Apparent Wind Shifts forward when head up
Apparent wind shifts aft when bear off
Let’s discuss how we can move this apparent wind around to our advantage downwind:
1. If our mast head fly points to a boat less than 10 boatlenghts back, we are in dirt
a. To clear it we have 3 options, bear off, head up, or gybe until our apparent wind is free
2. It is surprising how small a change in course clears the lane
a. The mast head fly only needs to be slightly away from boat behind
b. < span style="font-size: 12pt; font-family: Calibri, sans-serif;">Small changes in course can quickly free up your air because your apparent wind changes as well as your boat positioning
The red boat on the right has its mast head fly is pointed in between the two blue boats, the air is clear.
Point apparent wind at puffs
1. Puffs come from where our apparent wind is
a. NOT true wind
2. Like clearing air, to line up with a puff, we can gybe, head up, or bear off
3. And once in the puff we can constantly re-adjust our angle (and thus apparent wind) to stay in it as long as possible.
a.
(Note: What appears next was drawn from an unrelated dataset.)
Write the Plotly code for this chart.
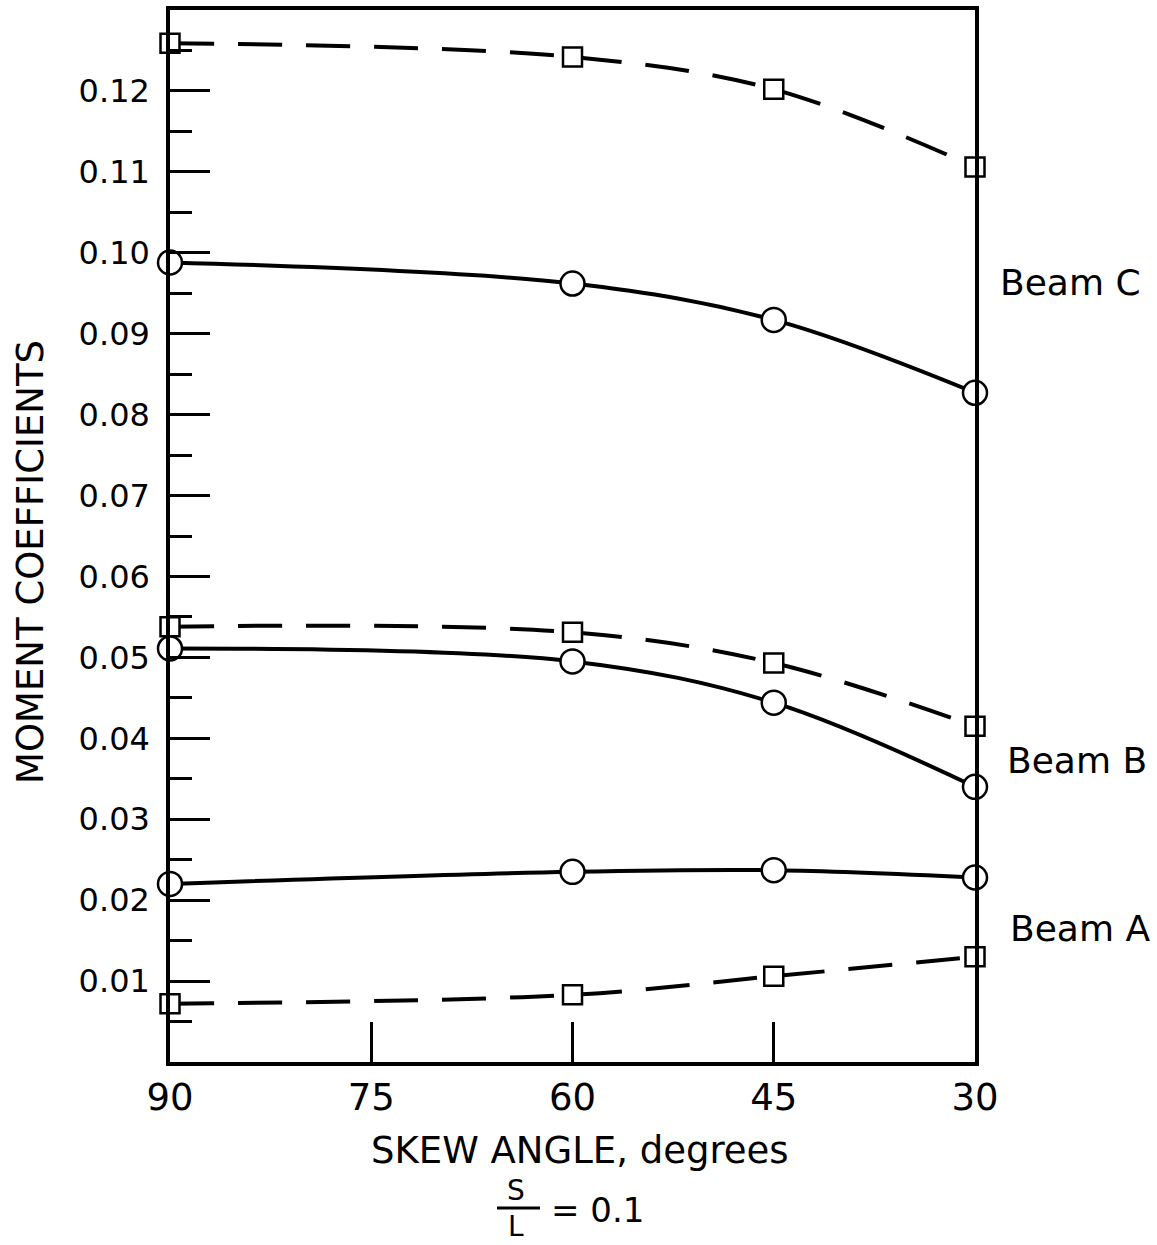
import plotly.graph_objects as go

skew = [90, 60, 45, 30]
beam_c_sq = [0.1259, 0.1242, 0.1202, 0.1106]
beam_c_ci = [0.0988, 0.0962, 0.0917, 0.0827]
beam_b_sq = [0.0538, 0.0531, 0.0493, 0.0415]
beam_b_ci = [0.0511, 0.0495, 0.0444, 0.0340]
beam_a_ci = [0.0220, 0.0235, 0.0237, 0.0228]
beam_a_sq = [0.0072, 0.0083, 0.0106, 0.0130]

x_ticks = [90, 75, 60, 45, 30]
y_ticks = [0.01, 0.02, 0.03, 0.04, 0.05, 0.06, 0.07, 0.08, 0.09, 0.10, 0.11, 0.12]
y_labels = ["0.01", "0.02", "0.03", "0.04", "0.05", "0.06", "0.07", "0.08", "0.09", "0.10", "0.11", "0.12"]
y_minor = [0.005, 0.015, 0.025, 0.035, 0.045, 0.055, 0.065, 0.075, 0.085, 0.095, 0.105, 0.115, 0.125]

FONT = "DejaVu Sans"
W, H = 1157, 1245
L, R, T, B = 170, 182, 10, 183

fig = go.Figure()

def add(y, dashed, symbol, size):
    fig.add_trace(go.Scatter(
        x=skew, y=y, mode="lines+markers",
        line=dict(color="black", width=4, shape="spline",
                  dash="44px,24px" if dashed else "solid"),
        marker=dict(symbol=symbol, size=size, color="white",
                    line=dict(color="black", width=2.5)),
        cliponaxis=False, showlegend=False))

add(beam_c_sq, True, "square", 19)
add(beam_c_ci, False, "circle", 24)
add(beam_b_sq, True, "square", 19)
add(beam_b_ci, False, "circle", 24)
add(beam_a_ci, False, "circle", 24)
add(beam_a_sq, True, "square", 19)

pw = W - L - R
ph = H - T - B

def px(x):
    return (x - L) / pw

def py(y):
    return 1 - (y - T) / ph

ann = []
def text(x, y, s, size=36, xanchor="center"):
    ann.append(dict(x=px(x), y=py(y), xref="paper", yref="paper", text=s,
                    showarrow=False, xanchor=xanchor, yanchor="middle",
                    borderpad=0,
                    font=dict(family=FONT, size=size, color="black")))

text(1070, 282, "Beam C")
text(1077, 760, "Beam B")
text(1080, 928, "Beam A")
text(580, 1150, "SKEW ANGLE, degrees", size=37)
text(516, 1208, "S<br>L", size=28)
text(597, 1210, "= 0.1", size=34)
ann.append(dict(x=px(30), y=py(562), xref="paper", yref="paper",
                text="MOMENT COEFFICIENTS", textangle=-90, showarrow=False,
                xanchor="center", yanchor="middle",
                font=dict(family=FONT, size=37, color="black")))

fig.update_layout(
    width=W, height=H,
    margin=dict(l=L, r=R, t=T, b=B, autoexpand=False),
    paper_bgcolor="white", plot_bgcolor="white",
    annotations=ann,
    shapes=[dict(type="line", xref="paper", yref="paper",
                 x0=px(497), x1=px(540), y0=py(1208), y1=py(1208),
                 line=dict(color="black", width=3))],
    font=dict(family=FONT, color="black"),
)

fig.update_xaxes(
    range=[90, 30], autorange=False,
    tickvals=x_ticks, ticktext=[str(v) for v in x_ticks],
    ticks="inside", ticklen=40, tickwidth=3, tickcolor="black",
    tickfont=dict(family=FONT, size=37, color="black"),
    showline=True, linecolor="black", linewidth=3.5, mirror=True,
    showgrid=False, zeroline=False, ticklabelstandoff=0,
)
fig.update_yaxes(
    range=[0, 0.13], autorange=False,
    tickvals=y_ticks, ticktext=y_labels,
    ticks="inside", ticklen=40, tickwidth=3, tickcolor="black",
    tickfont=dict(family=FONT, size=32, color="black"),
    minor=dict(tickvals=y_minor, ticks="inside", ticklen=22,
               tickwidth=3, tickcolor="black", showgrid=False),
    showline=True, linecolor="black", linewidth=3.5, mirror=True,
    showgrid=False, zeroline=False, ticklabelstandoff=10,
)

fig.write_html("out.html")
It is surprising how a little heading change can change the apparent wind considerably because of the change in speed
The Green boat is smartly heading up to change their apparent wind so that the mast head fly points at a puff. Blue is missing the opportunity.
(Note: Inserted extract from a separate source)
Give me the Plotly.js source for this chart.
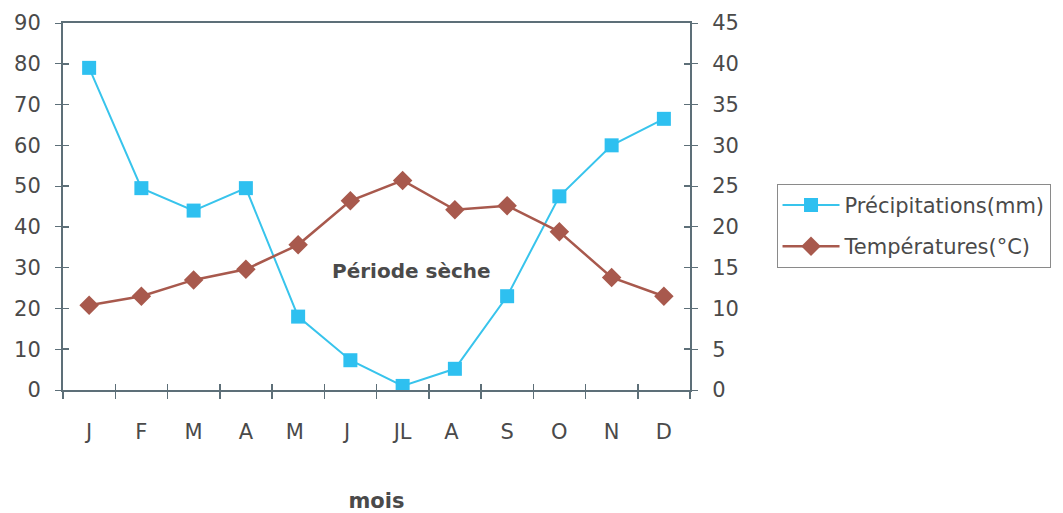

Red gibes changing the apparent wind by 90deg to line up mast head fly with puff
Calling lanes and puffs
1. Have someone on the boat in charge of apparent wind and puffs.
2. We like having someone constantly pointing:
a. The direction of our apparent wind
b. At any potential dirty air boats
c. And at puffs
3. And make changes to our apparent wind
a. By pointing it becomes crazy obvious if our apparent wind is lined up with dirt or not lined up with a puff
b. And we can change our apparent wind by changing heading to clear air or to a puff
Our tactician has specific easy things he says depending on what he wants to do. For example:
1. If he wants us to sail at optimum speed, he says “VMG mode”
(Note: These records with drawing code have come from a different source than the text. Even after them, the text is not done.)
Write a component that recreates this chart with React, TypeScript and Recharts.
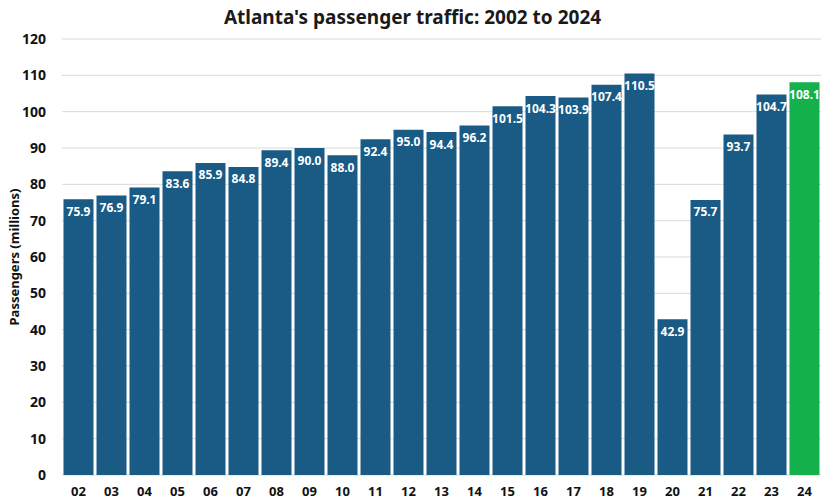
import { Bar, BarChart, CartesianGrid, Cell, LabelList, XAxis, YAxis } from "recharts"

const years = ["02", "03", "04", "05", "06", "07", "08", "09", "10", "11", "12", "13", "14", "15", "16", "17", "18", "19", "20", "21", "22", "23", "24"]
const passengers = [75.9, 76.9, 79.1, 83.6, 85.9, 84.8, 89.4, 90.0, 88.0, 92.4, 95.0, 94.4, 96.2, 101.5, 104.3, 103.9, 107.4, 110.5, 42.9, 75.7, 93.7, 104.7, 108.1]
const yTicks = [0, 10, 20, 30, 40, 50, 60, 70, 80, 90, 100, 110, 120]

const data = years.map((year, i) => ({ year, value: passengers[i] }))

const font = "'Noto Sans', sans-serif"

export default function App() {
  return (
    <div
      style={{
        position: "fixed",
        top: 0,
        left: 0,
        width: 825,
        height: 500,
        overflow: "hidden",
        background: "#fff",
        fontFamily: font,
      }}
    >
      <div
        style={{
          position: "absolute",
          top: 4,
          width: "100%",
          textAlign: "center",
          fontSize: 19,
          fontWeight: 700,
          color: "#1a1a1a",
        }}
      >
        Atlanta's passenger traffic: 2002 to 2024
      </div>
      <div
        style={{
          position: "absolute",
          left: 14,
          top: 257,
          transform: "translate(-50%, -50%) rotate(-90deg)",
          whiteSpace: "nowrap",
          fontSize: 13,
          fontWeight: 700,
          color: "#111",
        }}
      >
        Passengers (millions)
      </div>
      <BarChart
        width={825}
        height={500}
        data={data}
        margin={{ top: 39, right: 4, bottom: 0, left: 0 }}
        barCategoryGap={1.5}
      >
        <CartesianGrid vertical={false} stroke="#d9d9d9" />
        <XAxis
          dataKey="year"
          axisLine={false}
          tickLine={false}
          tickSize={0}
          height={25}
          tick={{ fill: "#111", fontSize: 13, fontWeight: 700, fontFamily: font }}
          tickMargin={12}
          interval={0}
        />
        <YAxis
          domain={[0, 120]}
          ticks={yTicks}
          axisLine={false}
          tickLine={false}
          tickSize={0}
          width={62}
          tickMargin={16}
          tick={{ fill: "#111", fontSize: 14, fontWeight: 700, fontFamily: font }}
        />
        <Bar dataKey="value" isAnimationActive={false}>
          {data.map((d, i) => (
            <Cell key={d.year} fill={i === data.length - 1 ? "#13b04b" : "#195b85"} />
          ))}
          <LabelList
            dataKey="value"
            position="insideTop"
            offset={8}
            formatter={(v: number) => v.toFixed(1)}
            style={{ fill: "#fff", fontSize: 12, fontWeight: 700, fontFamily: font }}
          />
        </Bar>
      </BarChart>
    </div>
  )
}
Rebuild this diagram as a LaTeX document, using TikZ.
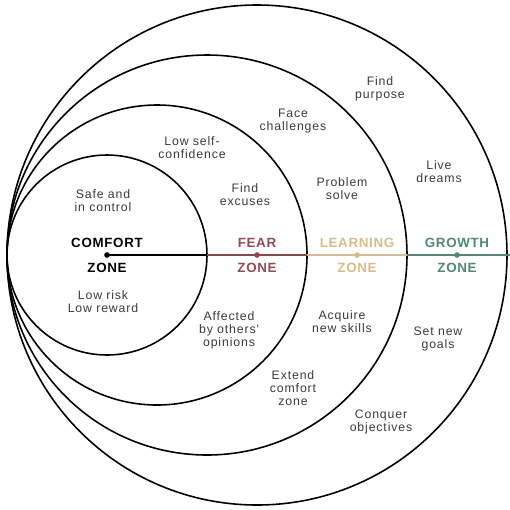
\documentclass[tikz,border=0pt]{standalone}
\usepackage{fontspec}
\setmainfont{Liberation Sans}
\newfontfamily\notefont[LetterSpace=7]{Liberation Sans}
\newfontfamily\zonefont[LetterSpace=5]{Liberation Sans}
\usepackage{tikz}
\usepackage{xcolor}
\usetikzlibrary{positioning}

\definecolor{fearred}{HTML}{98414B}
\definecolor{learnyellow}{HTML}{D6BC88}
\definecolor{growgreen}{HTML}{4E8A72}
\definecolor{notegray}{HTML}{3A3A3A}

\begin{document}
\begin{tikzpicture}[
    note/.style={align=center, inner sep=0pt, text=notegray,
        font=\notefont\fontsize{7}{7.4}\selectfont},
    zonelabel/.style={inner sep=0pt, font=\zonefont\bfseries\fontsize{7.6}{8}\selectfont},
    zonedot/.style={circle, fill, inner sep=0pt, minimum size=3.2pt}
]
    \useasboundingbox (-0.14,-5.08) rectangle (10.06,5.10);

    % The four zones - all touching at the left
    \draw[line width=0.9pt] (2,0) circle[radius=2cm];
    \draw[line width=0.9pt] (3,0) circle[radius=3cm];
    \draw[line width=0.9pt] (4,0) circle[radius=4cm];
    \draw[line width=0.9pt] (5,0) circle[radius=5cm];

    % Points on the axis
    \coordinate (comfortc) at (2,0);
    \coordinate (comforte) at (4,0);
    \coordinate (feare) at (6,0);
    \coordinate (learne) at (8,0);
    \coordinate (growe) at (10.06,0);

    % Axis, one colour per zone
    \draw[line width=1.1pt, black] (comfortc) -- (comforte);
    \draw[line width=1.1pt, fearred] (comforte) -- (feare);
    \draw[line width=1.1pt, learnyellow] (feare) -- (learne);
    \draw[line width=1.1pt, growgreen] (learne) -- (growe);

    % Dots
    \node[zonedot, black] (d1) at (2,0) {};
    \node[zonedot, fearred] (d2) at (5,0) {};
    \node[zonedot, learnyellow] (d3) at (7,0) {};
    \node[zonedot, growgreen] (d4) at (9,0) {};

    % Zone names
    \node[zonelabel, black] (comfort) at (2,0.25) {COMFORT};
    \node[zonelabel, black] (comfort2) at (2,-0.25) {ZONE};
    \node[zonelabel, fearred!85!gray] (fear) at (5,0.25) {FEAR};
    \node[zonelabel, fearred!85!gray] (fear2) at (5,-0.25) {ZONE};
    \node[zonelabel, learnyellow] (learn) at (7,0.25) {LEARNING};
    \node[zonelabel, learnyellow] (learn2) at (7,-0.25) {ZONE};
    \node[zonelabel, growgreen] (grow) at (9,0.25) {GROWTH};
    \node[zonelabel, growgreen] (grow2) at (9,-0.25) {ZONE};

    % Comfort zone notes
    \node[note] (n1) at (1.92,1.08) {Safe and\\in control};
    \node[note] (n2) at (1.92,-0.94) {Low risk\\Low reward};

    % Fear zone notes
    \node[note] (n3) at (3.70,2.14) {Low self-\\confidence};
    \node[note] (n4) at (4.76,1.20) {Find\\excuses};
    \node[note] (n5) at (4.44,-1.50) {Affected\\by others'\\opinions};

    % Learning zone notes
    \node[note] (n6) at (5.72,2.68) {Face\\challenges};
    \node[note] (n7) at (6.70,1.32) {Problem\\solve};
    \node[note] (n8) at (6.70,-1.34) {Acquire\\new skills};
    \node[note] (n9) at (5.72,-2.66) {Extend\\comfort\\zone};

    % Growth zone notes
    \node[note] (n10) at (7.46,3.32) {Find\\purpose};
    \node[note] (n11) at (8.64,1.66) {Live\\dreams};
    \node[note] (n12) at (8.62,-1.68) {Set new\\goals};
    \node[note] (n13) at (7.48,-3.34) {Conquer\\objectives};
\end{tikzpicture}
\end{document}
2. If he wants us to go up he will say something like “up 5”
a. Meaning he wants us to sail 5 degrees higher than we are now
3. For bearing off, he says something like “down 3”
4. And I listen for urgency in his voice to decide
a. To turn at an optimum time (like “down 5” in a wave)
b. Or if I need to change course immediately to take advantage of a small window of opportunity
c. I don’t look at the compass, I just keep changing course until he is happy
Through all this, we need to sail fast. In “VMG mode” we have the spin trimmer constantly giving feedback on how high or low he wants to go for optimum speed / depth. He is telling me to bear off when he feels good pressure and to head up when he feels the wind is soft. He is essentially keeping us in the VMG mode. When we go out of the VMG mode, the tactician has already said “up 5” and I say “trim to me” so he knows not to change gears and trim to my angle instead of having me steer to his optimum.
These moves can be surprisingly powerful, but since there is always a VMG loss, they need be weighed against the gains. In the case of clearing air, if we think we will lose a boatlength because our masthead fly pointing at another boat, but do get free you will lose 2 boatlengths in VMG, then it is not worth it. Same goes for chasing puffs, if we will only make a small gain then it is not worth it. We need to know our boats well so we can make those tradeoffs. And we need to still sail as fast as possible when high or low VMG mode. But to oversimplify; if we keep track of our mast head fly, it will point us to puffs, and keep our air clear.